**Given problem**
Extract the full listing verbatim and drop any pictures from your copy.

* * *

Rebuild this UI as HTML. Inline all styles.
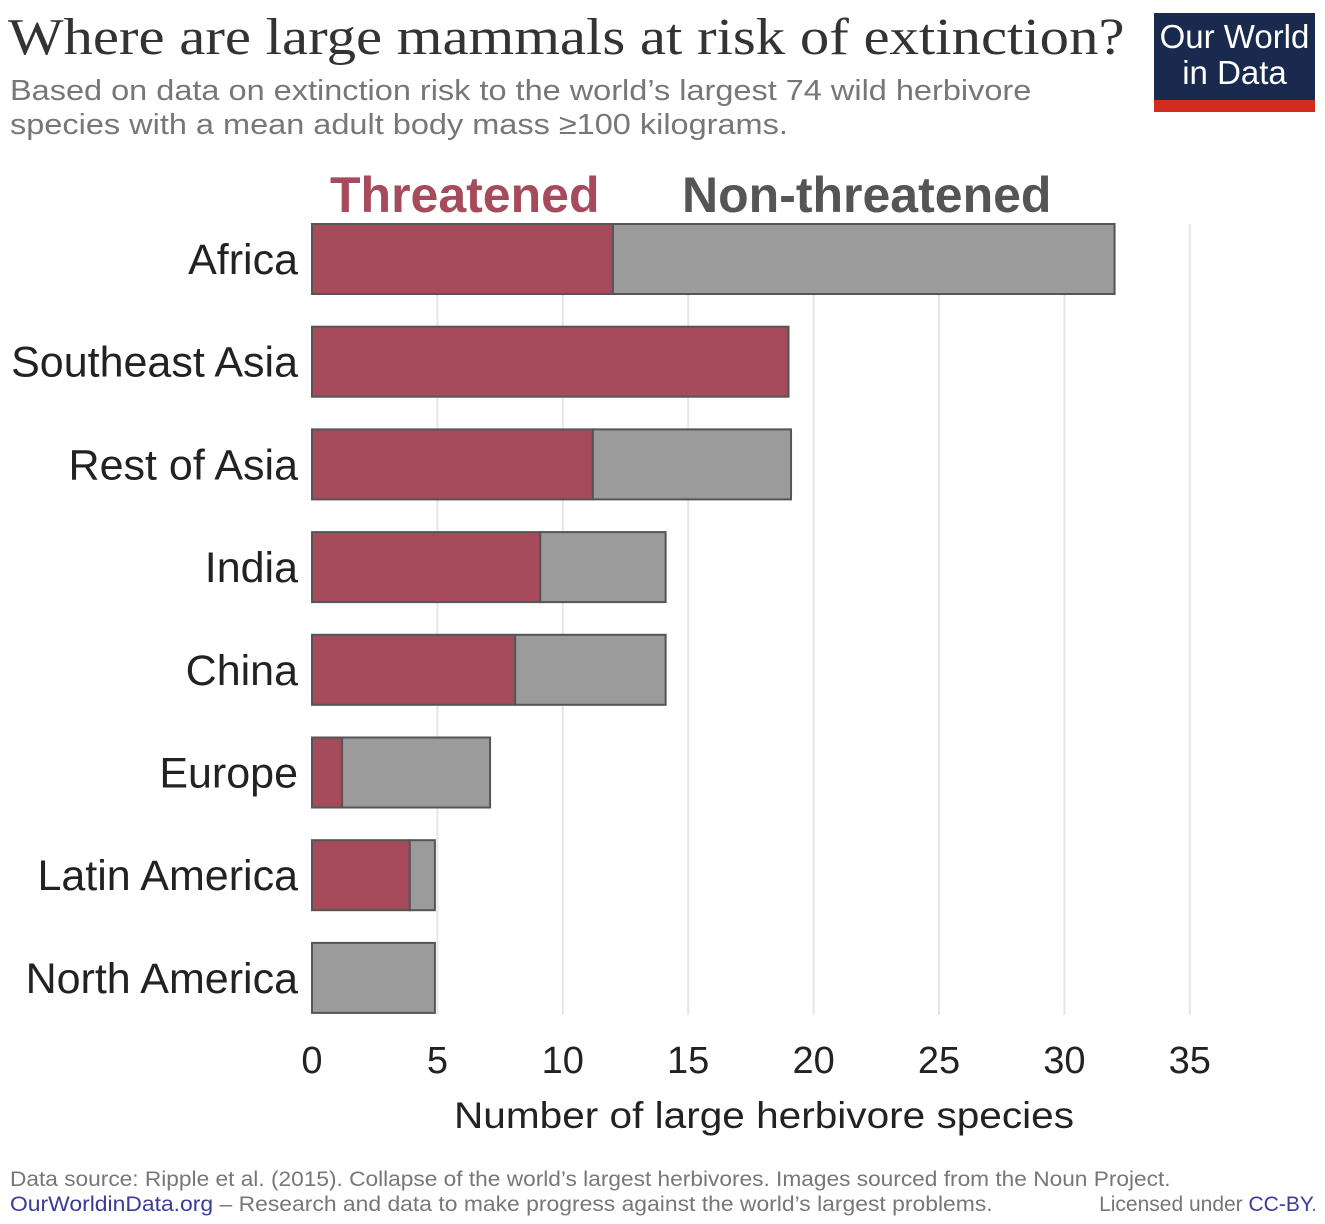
<!DOCTYPE html>
<html><head><meta charset="utf-8"><style>
body{margin:0;background:#fff;font-family:"Liberation Sans",sans-serif;}
#wrap{position:relative;width:1325px;height:1224px;overflow:hidden;}
.t{position:absolute;white-space:nowrap;transform-origin:0 0;}
</style></head><body>
<div id="wrap">
<div class="t" style="left:8px;top:8px;font-family:'Liberation Serif',serif;font-size:52px;color:#333;transform:scaleX(1.13);">Where are large mammals at risk of extinction?</div>
<div class="t" style="left:10px;top:74px;font-size:29px;line-height:34px;color:#777;transform:scaleX(1.12);">Based on data on extinction risk to the world’s largest 74 wild herbivore<br>species with a mean adult body mass ≥100 kilograms.</div>
<div style="position:absolute;left:1154px;top:13px;width:161px;height:99px;background:#1a2a4e;border-bottom:12px solid #d42b21;box-sizing:border-box;color:#fff;font-size:33px;line-height:36px;text-align:center;padding-top:6px;">Our World<br>in Data</div>
<svg id="chart" width="1325" height="1224" style="position:absolute;left:0;top:0"></svg>
<div class="t" style="left:10px;top:1168px;font-size:21px;color:#777;transform:scaleX(1.08);">Data source: Ripple et al. (2015). Collapse of the world’s largest herbivores. Images sourced from the Noun Project.</div>
<div class="t" style="left:10px;top:1193px;font-size:21px;color:#777;transform:scaleX(1.09);"><span style="color:#3b3b9a">OurWorldinData.org</span> – Research and data to make progress against the world’s largest problems.</div>
<div class="t" style="right:8px;top:1193px;font-size:21px;color:#777;">Licensed under <span style="color:#3b3b9a">CC-BY</span>.</div>
</div>
<script>
const categories=["Africa","Southeast Asia","Rest of Asia","India","China","Europe","Latin America","North America"];
const threatened=[12,19,11.2,9.1,8.1,1.2,3.9,0];
const nonThreatened=[20,0,7.9,5,6,5.9,1,4.9];
const ticks=[0,5,10,15,20,25,30,35];
const NS="http://www.w3.org/2000/svg";
const svg=document.getElementById('chart');
const x0=312,pxPer=25.08;
const xs=v=>x0+v*pxPer;
const yc=i=>259+i*102.7;
const bh=70;
function mk(tag,attrs,txt){const e=document.createElementNS(NS,tag);for(const k in attrs)e.setAttribute(k,attrs[k]);if(txt!==undefined)e.textContent=txt;svg.appendChild(e);return e;}
ticks.forEach(t=>{
  if(t>0){const g=mk('line',{x1:xs(t),x2:xs(t),y1:224,y2:1015,stroke:'#e6e6e6','stroke-width':2});
  
  }
  const l=mk('text',{x:xs(t),y:1073,'text-anchor':'middle','font-size':38,fill:'#222','font-family':'Liberation Sans, sans-serif'},t);
  
  
});
categories.forEach((c,i)=>{
  const y=yc(i)-bh/2;
  if(threatened[i]>0){const r=mk('rect',{x:xs(0),y:y,width:threatened[i]*pxPer,height:bh,fill:'#a64b5c',stroke:'#555','stroke-width':2});
  
  }
  if(nonThreatened[i]>0){const r=mk('rect',{x:xs(threatened[i]),y:y,width:nonThreatened[i]*pxPer,height:bh,fill:'#9b9b9b',stroke:'#555','stroke-width':2});
  
  }
  const l=mk('text',{x:298,y:yc(i)+15,'text-anchor':'end','font-size':43,fill:'#222','font-family':'Liberation Sans, sans-serif'},c);
  
  
});
const a=mk('text',{x:454,y:1128,'font-size':37,fill:'#222','font-family':'Liberation Sans, sans-serif',textLength:620,lengthAdjust:'spacingAndGlyphs'},'Number of large herbivore species');


const l1=mk('text',{x:330,y:212,'font-size':50,'font-weight':'bold',fill:'#a64b5c','font-family':'Liberation Sans, sans-serif'},'Threatened');


const l2=mk('text',{x:682,y:212,'font-size':50,'font-weight':'bold',fill:'#555','font-family':'Liberation Sans, sans-serif'},'Non-threatened');


</script>
</body></html>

* * *

**Result for this task**
Rebuild this UI as HTML. Inline all styles.
<!DOCTYPE html>
<html><head><meta charset="utf-8"><style>
body{margin:0;background:#fff;font-family:"Liberation Sans",sans-serif;}
#wrap{position:relative;width:1325px;height:1224px;overflow:hidden;}
.t{position:absolute;white-space:nowrap;transform-origin:0 0;}
</style></head><body>
<div id="wrap">
<div class="t" style="left:8px;top:8px;font-family:'Liberation Serif',serif;font-size:52px;color:#333;transform:scaleX(1.13);">Where are large mammals at risk of extinction?</div>
<div class="t" style="left:10px;top:74px;font-size:29px;line-height:34px;color:#777;transform:scaleX(1.12);">Based on data on extinction risk to the world’s largest 74 wild herbivore<br>species with a mean adult body mass ≥100 kilograms.</div>
<div style="position:absolute;left:1154px;top:13px;width:161px;height:99px;background:#1a2a4e;border-bottom:12px solid #d42b21;box-sizing:border-box;color:#fff;font-size:33px;line-height:36px;text-align:center;padding-top:6px;">Our World<br>in Data</div>
<svg id="chart" width="1325" height="1224" style="position:absolute;left:0;top:0"></svg>
<div class="t" style="left:10px;top:1168px;font-size:21px;color:#777;transform:scaleX(1.08);">Data source: Ripple et al. (2015). Collapse of the world’s largest herbivores. Images sourced from the Noun Project.</div>
<div class="t" style="left:10px;top:1193px;font-size:21px;color:#777;transform:scaleX(1.09);"><span style="color:#3b3b9a">OurWorldinData.org</span> – Research and data to make progress against the world’s largest problems.</div>
<div class="t" style="right:8px;top:1193px;font-size:21px;color:#777;">Licensed under <span style="color:#3b3b9a">CC-BY</span>.</div>
</div>
<script>
const categories=["Africa","Southeast Asia","Rest of Asia","India","China","Europe","Latin America","North America"];
const threatened=[12,19,11.2,9.1,8.1,1.2,3.9,0];
const nonThreatened=[20,0,7.9,5,6,5.9,1,4.9];
const ticks=[0,5,10,15,20,25,30,35];
const NS="http://www.w3.org/2000/svg";
const svg=document.getElementById('chart');
const x0=312,pxPer=25.08;
const xs=v=>x0+v*pxPer;
const yc=i=>259+i*102.7;
const bh=70;
function mk(tag,attrs,txt){const e=document.createElementNS(NS,tag);for(const k in attrs)e.setAttribute(k,attrs[k]);if(txt!==undefined)e.textContent=txt;svg.appendChild(e);return e;}
ticks.forEach(t=>{
  if(t>0){const g=mk('line',{x1:xs(t),x2:xs(t),y1:224,y2:1015,stroke:'#e6e6e6','stroke-width':2});
  
  }
  const l=mk('text',{x:xs(t),y:1073,'text-anchor':'middle','font-size':38,fill:'#222','font-family':'Liberation Sans, sans-serif'},t);
  
  
});
categories.forEach((c,i)=>{
  const y=yc(i)-bh/2;
  if(threatened[i]>0){const r=mk('rect',{x:xs(0),y:y,width:threatened[i]*pxPer,height:bh,fill:'#a64b5c',stroke:'#555','stroke-width':2});
  
  }
  if(nonThreatened[i]>0){const r=mk('rect',{x:xs(threatened[i]),y:y,width:nonThreatened[i]*pxPer,height:bh,fill:'#9b9b9b',stroke:'#555','stroke-width':2});
  
  }
  const l=mk('text',{x:298,y:yc(i)+15,'text-anchor':'end','font-size':43,fill:'#222','font-family':'Liberation Sans, sans-serif'},c);
  
  
});
const a=mk('text',{x:454,y:1128,'font-size':37,fill:'#222','font-family':'Liberation Sans, sans-serif',textLength:620,lengthAdjust:'spacingAndGlyphs'},'Number of large herbivore species');


const l1=mk('text',{x:330,y:212,'font-size':50,'font-weight':'bold',fill:'#a64b5c','font-family':'Liberation Sans, sans-serif'},'Threatened');


const l2=mk('text',{x:682,y:212,'font-size':50,'font-weight':'bold',fill:'#555','font-family':'Liberation Sans, sans-serif'},'Non-threatened');


</script>
</body></html>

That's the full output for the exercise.